If the insurer’s ACV figure is lower than yours and informal negotiation doesn’t close the gap, you have options.
For personal property, collect current retail prices from multiple sources showing the replacement cost you used. For vehicles, pull comparable sale listings from local dealers and online marketplaces, plus valuations from Kelley Blue Book, NADA Guides, or Edmunds. For structural damage, get independent contractor estimates. The goal is to show the adjuster that their number doesn’t reflect current market reality.
Most homeowners and property insurance policies include an appraisal clause that either party can trigger when there’s a disagreement over the value of a loss. The process works like this: each side selects an independent appraiser, and the two appraisers choose a neutral umpire. The appraisers attempt to agree on the ACV and loss amount for each item. If they can’t agree, they submit their differences to the umpire, and any decision agreed upon by at least two of the three is binding. Each party pays for its own appraiser, and both split the umpire’s cost.
Appraisal is faster and cheaper than litigation, but it isn’t free. Budget for your appraiser’s fee before invoking the clause, and make sure the disputed amount justifies the cost.

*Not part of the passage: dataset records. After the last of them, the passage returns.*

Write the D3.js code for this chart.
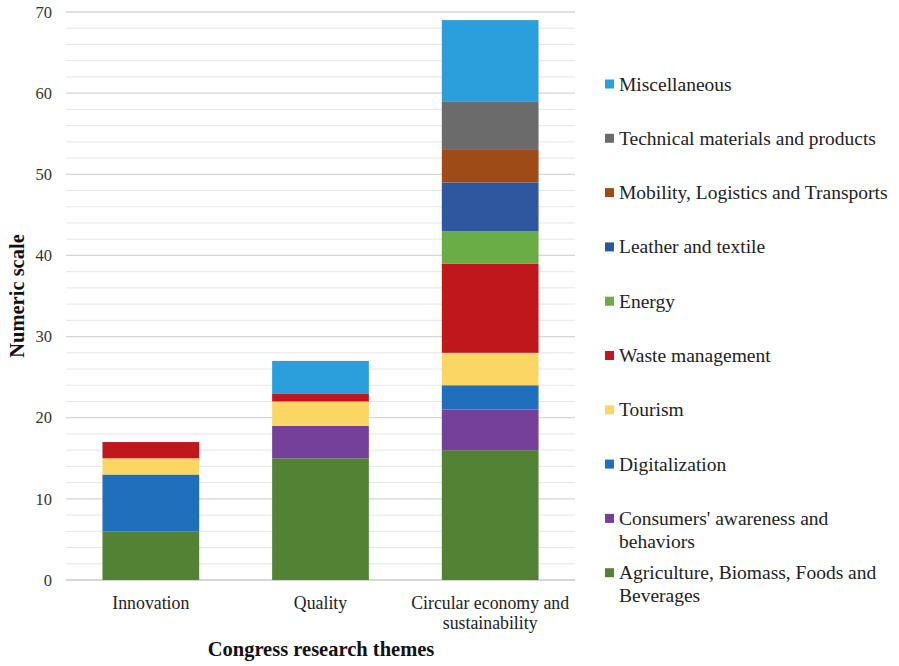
<!DOCTYPE html>
<html>
<head>
<meta charset="utf-8">
<script src="https://cdn.jsdelivr.net/npm/d3@7"></script>
<style>
  html, body { margin: 0; padding: 0; background: #fff; }
</style>
</head>
<body>
<svg id="chart" width="899" height="666" font-family="Liberation Serif"></svg>
<script>
// Research themes on the x axis
const themes = ["Innovation", "Quality", "Circular economy and sustainability"];
const themeLines = [["Innovation"], ["Quality"], ["Circular economy and", "sustainability"]];

// Topic series, stacked bottom to top
const topics = [
  "Agriculture, Biomass, Foods and Beverages",
  "Consumers' awareness and behaviors",
  "Digitalization",
  "Tourism",
  "Waste management",
  "Energy",
  "Leather and textile",
  "Mobility, Logistics and Transports",
  "Technical materials and products",
  "Miscellaneous"
];
const topicColors = ["#548235", "#74409a", "#1f6fbd", "#fcd665", "#c0171c",
                     "#6aac45", "#2e57a0", "#9f4b17", "#6b6b6b", "#2b9fdc"];

// Counts per theme (Innovation, Quality, Circular economy)
const agriculture    = [6, 15, 16];
const consumers      = [0, 4, 5];
const digitalization = [7, 0, 3];
const tourism        = [2, 3, 4];
const waste          = [2, 1, 11];
const energy         = [0, 0, 4];
const leather        = [0, 0, 6];
const mobility       = [0, 0, 4];
const technical      = [0, 0, 6];
const miscellaneous  = [0, 4, 10];

const yTicks = [0, 10, 20, 30, 40, 50, 60, 70];

const seriesValues = [agriculture, consumers, digitalization, tourism, waste,
                      energy, leather, mobility, technical, miscellaneous];
const rows = themes.map((t, i) => {
  const r = { theme: t };
  topics.forEach((k, j) => { r[k] = seriesValues[j][i]; });
  return r;
});

const FONT = "Liberation Serif";
const svg = d3.select("#chart");
const margin = { left: 66, right: 324, top: 12, bottom: 86 };
const W = 899, H = 666;
const plotW = W - margin.left - margin.right;
const plotH = H - margin.top - margin.bottom;

const x = d3.scaleBand().domain(themes).range([margin.left, margin.left + plotW])
  .paddingInner(0.43).paddingOuter(0.215);
const y = d3.scaleLinear().domain([0, 70]).range([margin.top + plotH, margin.top]);

// minor gridlines every 2, major every 10
const g = svg.append("g");
g.selectAll("line.minor").data(d3.range(2, 70, 2).filter(v => v % 10 !== 0))
  .join("line").attr("class", "minor")
  .attr("x1", margin.left).attr("x2", margin.left + plotW)
  .attr("y1", d => y(d)).attr("y2", d => y(d))
  .attr("stroke", "#e6e6e6").attr("stroke-width", 1);
g.selectAll("line.major").data(yTicks)
  .join("line").attr("class", "major")
  .attr("x1", margin.left).attr("x2", margin.left + plotW)
  .attr("y1", d => y(d)).attr("y2", d => y(d))
  .attr("stroke", d => d === 0 ? "#c8c8c8" : "#d6d6d6").attr("stroke-width", 1.3);

// y axis labels
const yAxis = d3.axisLeft(y).tickValues(yTicks).tickSize(0).tickPadding(14);
const ya = svg.append("g").attr("transform", `translate(${margin.left},0)`).call(yAxis)
  .attr("font-family", FONT).attr("font-size", 16.5);
ya.select(".domain").remove();
ya.selectAll("text").attr("fill", "#333");

// stacked bars
const stack = d3.stack().keys(topics);
const layers = stack(rows);
svg.append("g").selectAll("g").data(layers).join("g")
  .attr("fill", (d, i) => topicColors[i])
  .selectAll("rect").data(d => d.filter(p => p[1] > p[0]))
  .join("rect")
  .attr("x", d => x(d.data.theme))
  .attr("width", x.bandwidth())
  .attr("y", d => y(d[1]))
  .attr("height", d => y(d[0]) - y(d[1]));

// x category labels
const xl = svg.append("g").attr("font-family", FONT);
themes.forEach((t, i) => {
  const txt = xl.append("text")
    .attr("x", x(t) + x.bandwidth() / 2)
    .attr("y", 609)
    .attr("text-anchor", "middle")
    .attr("font-size", 17.8).attr("fill", "#222");
  themeLines[i].forEach((ln, j) => {
    txt.append("tspan").attr("x", x(t) + x.bandwidth() / 2)
      .attr("dy", j === 0 ? 0 : 20).text(ln);
  });
});

// axis titles
svg.append("text").attr("x", 321).attr("y", 656).attr("text-anchor", "middle")
  .attr("font-family", FONT)
  .attr("font-weight", "bold").attr("font-size", 20.5).attr("fill", "#111")
  .text("Congress research themes");
svg.append("text").attr("transform", "translate(24,296) rotate(-90)")
  .attr("text-anchor", "middle")
  .attr("font-family", FONT)
  .attr("font-weight", "bold").attr("font-size", 20.5).attr("fill", "#111")
  .text("Numeric scale");

// legend, top item first
const legendLines = {
  "Consumers' awareness and behaviors": ["Consumers' awareness and", "behaviors"],
  "Agriculture, Biomass, Foods and Beverages": ["Agriculture, Biomass, Foods and", "Beverages"]
};
const legendOrder = topics.map((t, i) => ({ t, c: topicColors[i] })).reverse();
const lg = svg.append("g").attr("font-family", FONT);
legendOrder.forEach((d, i) => {
  const cy = 84 + i * 54.3;
  lg.append("rect").attr("x", 605).attr("y", cy - 4.5).attr("width", 9).attr("height", 9)
    .attr("fill", d.c);
  const lines = legendLines[d.t] || [d.t];
  const txt = lg.append("text").attr("x", 619).attr("y", cy + 6.5)
    .attr("font-size", 19.5).attr("fill", "#222");
  lines.forEach((ln, j) => {
    txt.append("tspan").attr("x", 619).attr("dy", j === 0 ? 0 : 23).text(ln);
  });
});
</script>
</body>
</html>
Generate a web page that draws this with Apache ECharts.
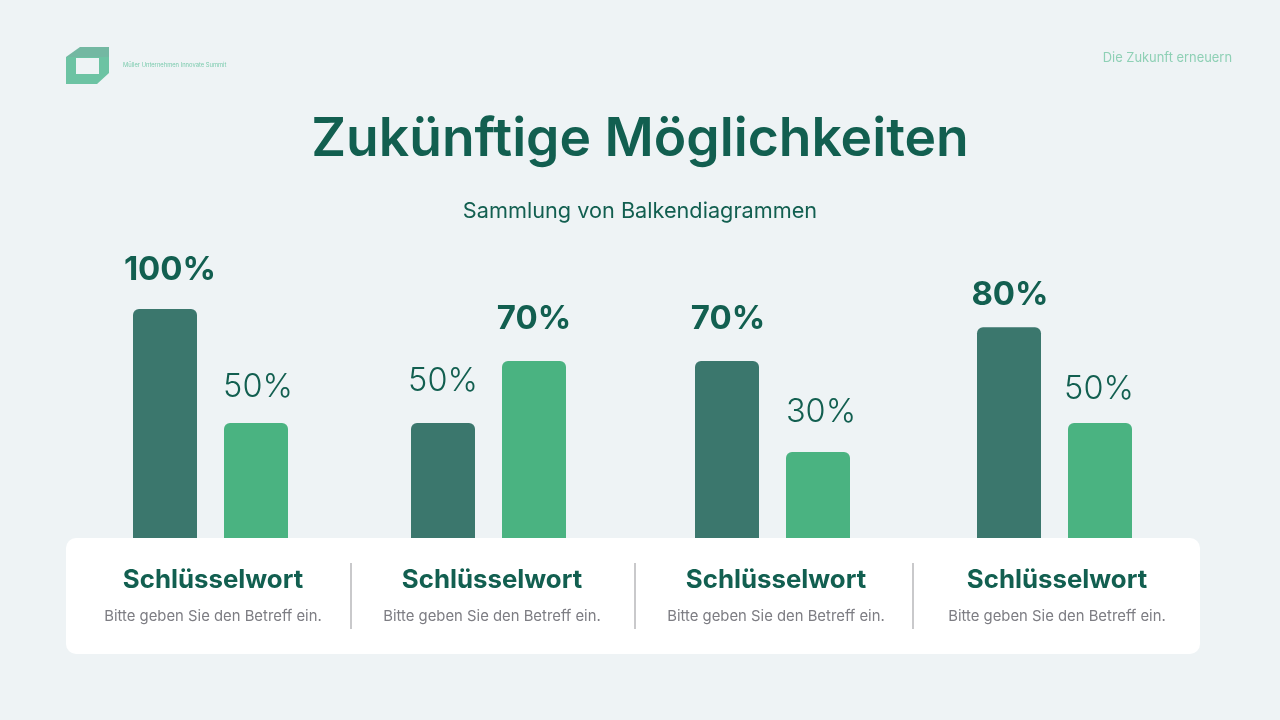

A public adjuster is an independent claims professional who works for you, not the insurer. They handle the documentation, negotiate with the insurance company’s adjuster, and manage the entire claims process on your behalf. Public adjusters typically charge a percentage of the settlement, commonly in the range of 5 to 15 percent. Many states cap fees for claims arising from declared disasters at a lower percentage. A public adjuster can be worth the cost on large or complex claims, but keep in mind they cannot get you more than your policy actually covers.
If you believe your insurer is acting in bad faith, you can file a complaint with your state’s department of insurance. For significant disputes, consulting an attorney who specializes in insurance coverage can clarify whether the insurer’s valuation method violates your state’s law, particularly on issues like labor depreciation or the broad evidence rule.